Auelkhan, a 39-year-old Chinese citizen of Kazakh descent, says she was part of a network of mostly Muslim minorities in Xinjiang who pass from what China calls "vocational training centres" to factories where they are forced to work for far less than the local minimum wage.
China says the education centres are part of its efforts to fight terrorism and separatism in Xinjiang - a region populated by mostly Muslim minority groups adding that it denies any use of forced labour.
But rights groups say the practice used against Chinese minorities is widespread and at least one foreign company has dropped its Chinese supplier over the concerns.
Auelkhan says she was transferred to the glove factory at the Jiafang industrial estate in Xinjiang's Yining county after spending 15 months in two different "re-education" facilities.
More than a million people from Muslim minorities -- mostly ethnic Uighurs, but also Kazakhs, Kyrgyz and Hui -- are being held in internment centres across Xinjiang, according to a United Nations panel of experts.
Auelkhan has residency rights in Kazakhstan but had travelled to China to see family when she was detained and put into a re-education centre.
She said life in the camps was brutal, with residents struck over the head with electrified batons for spending more than two minutes in the bathroom.
"Every day we were taken to and from a dormitory three kilometres from the factory," she said, hugging the five-year-old daughter she didn't see for nearly two years.
Auelkhan said she was paid only 320 yuan ($48/42 euros) for close to two months' work before her time at the factory was curtailed in December and she was allowed to return to her family in Kazakhstan.
Xinjiang's average minimum wage ranges between 820 and 1,460 yuan per month, according to official statistics.
Beijing and officials in the region have fiercely denied any connection between the camps and under-paid labour.
A representative of the Xinjiang Autonomous Region Government Press Office said "no labour contract between Education and Training Centres and enterprises" and "no enterprise obtains labour from training centres".
But rights groups insist the connection exists and some companies have started taking notice.
In January, Badger Sportswear, a firm based in the US state of North Carolina, announced it would stop sourcing clothing from its Xinjiang supplier Hetian Taida over concerns it was using forced labour linked to the "re-education" campaign.
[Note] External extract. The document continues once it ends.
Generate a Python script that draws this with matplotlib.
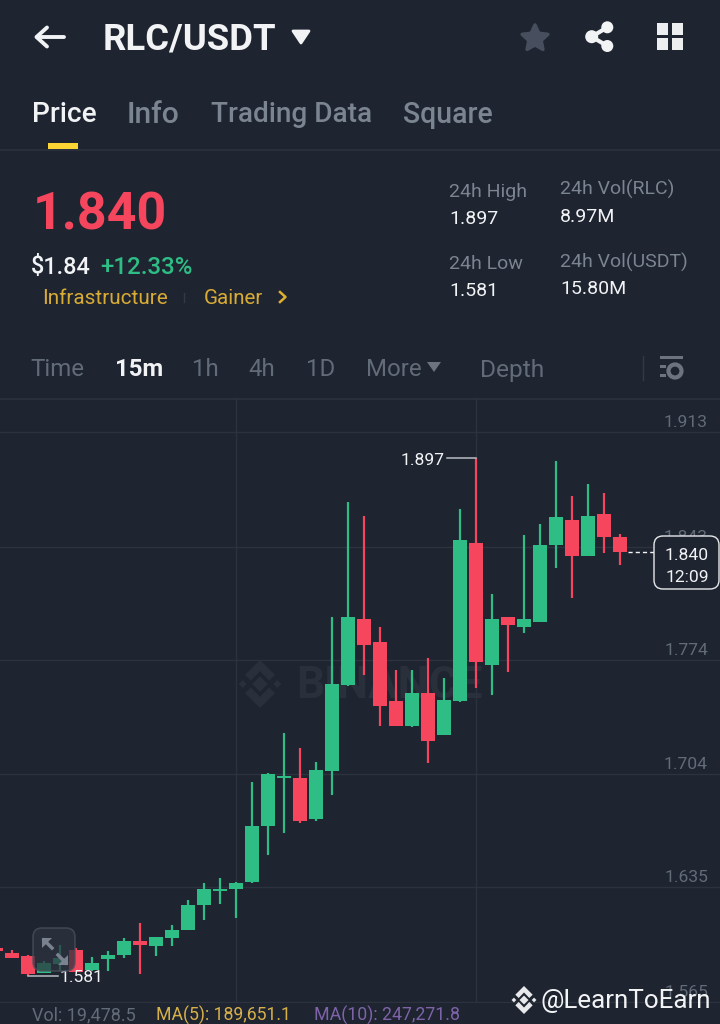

Auelkhan believes she was only released from forced labour because of a public campaign launched by her husband and supported by a Xinjiang-focused rights group in Almaty.
Originally, re-education officials had told her and other centre residents that they would be "at (their) disposal" for at least six months, she said.
The oil-rich Kazakhstan government is a Beijing ally and Kazakh diplomats have entered into a dialogue with Beijing over Xinjiang, without publicly mentioning the re-education centres or criticising China's policies.